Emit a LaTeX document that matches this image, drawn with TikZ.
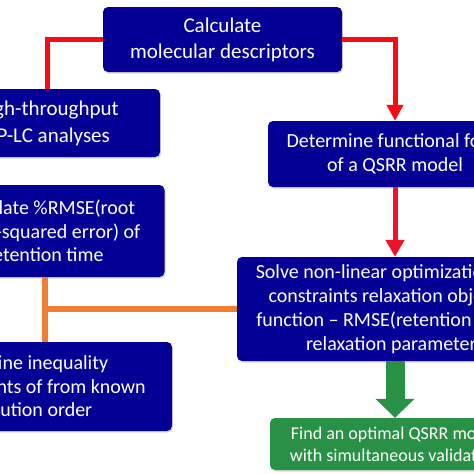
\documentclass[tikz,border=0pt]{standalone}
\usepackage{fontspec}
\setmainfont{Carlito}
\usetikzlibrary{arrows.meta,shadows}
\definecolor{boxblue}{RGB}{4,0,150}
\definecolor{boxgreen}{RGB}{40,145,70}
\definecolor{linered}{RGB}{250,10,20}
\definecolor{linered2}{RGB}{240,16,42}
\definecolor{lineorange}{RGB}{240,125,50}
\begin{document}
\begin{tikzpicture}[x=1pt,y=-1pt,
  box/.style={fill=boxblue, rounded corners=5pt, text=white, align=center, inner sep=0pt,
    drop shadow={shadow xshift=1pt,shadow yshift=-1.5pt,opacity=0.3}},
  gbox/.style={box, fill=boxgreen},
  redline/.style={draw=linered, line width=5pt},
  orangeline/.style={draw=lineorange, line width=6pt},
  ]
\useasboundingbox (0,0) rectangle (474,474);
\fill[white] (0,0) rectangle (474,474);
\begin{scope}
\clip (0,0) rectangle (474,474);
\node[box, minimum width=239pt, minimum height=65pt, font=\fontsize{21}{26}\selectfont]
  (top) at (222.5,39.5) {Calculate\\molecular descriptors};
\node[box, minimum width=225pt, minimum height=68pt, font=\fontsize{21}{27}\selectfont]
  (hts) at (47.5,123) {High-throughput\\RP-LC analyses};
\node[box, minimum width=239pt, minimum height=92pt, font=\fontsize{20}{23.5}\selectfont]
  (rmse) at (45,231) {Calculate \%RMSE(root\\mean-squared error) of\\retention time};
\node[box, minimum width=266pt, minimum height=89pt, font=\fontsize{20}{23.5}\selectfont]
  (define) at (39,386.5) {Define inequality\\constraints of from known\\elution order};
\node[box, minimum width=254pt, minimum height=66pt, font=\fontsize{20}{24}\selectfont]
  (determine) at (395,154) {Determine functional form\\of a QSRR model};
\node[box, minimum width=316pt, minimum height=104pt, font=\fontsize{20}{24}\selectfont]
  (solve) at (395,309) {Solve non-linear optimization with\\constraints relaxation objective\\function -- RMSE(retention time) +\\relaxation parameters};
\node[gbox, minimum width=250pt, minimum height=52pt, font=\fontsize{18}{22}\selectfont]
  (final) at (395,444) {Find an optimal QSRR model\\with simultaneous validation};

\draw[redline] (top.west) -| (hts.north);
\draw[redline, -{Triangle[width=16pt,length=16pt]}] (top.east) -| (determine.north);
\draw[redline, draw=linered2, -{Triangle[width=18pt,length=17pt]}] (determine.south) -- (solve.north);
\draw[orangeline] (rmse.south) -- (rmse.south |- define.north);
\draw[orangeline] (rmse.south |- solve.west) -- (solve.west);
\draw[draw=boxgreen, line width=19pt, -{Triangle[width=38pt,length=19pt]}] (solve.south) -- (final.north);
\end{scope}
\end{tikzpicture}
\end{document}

+ + + + +

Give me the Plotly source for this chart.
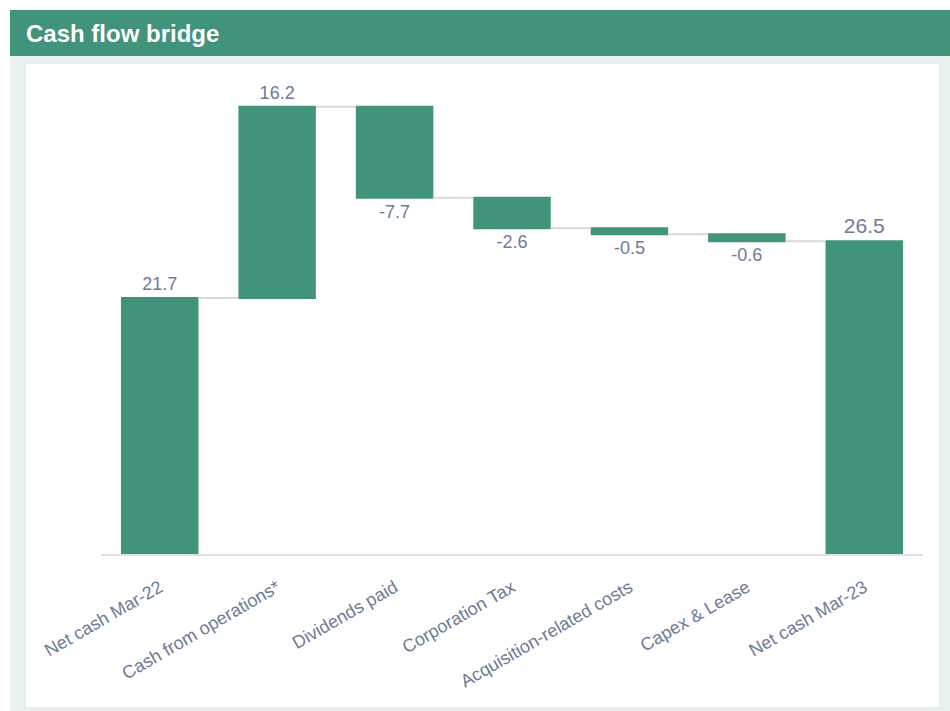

+ + + + +

Report all lines of the data that include the word "with".

Emit a LaTeX document that matches this image, drawn with TikZ.
  (solve) at (395,309) {Solve non-linear optimization with\\constraints relaxation objective\\function -- RMSE(retention time) +\\relaxation parameters};
  (final) at (395,444) {Find an optimal QSRR model\\with simultaneous validation};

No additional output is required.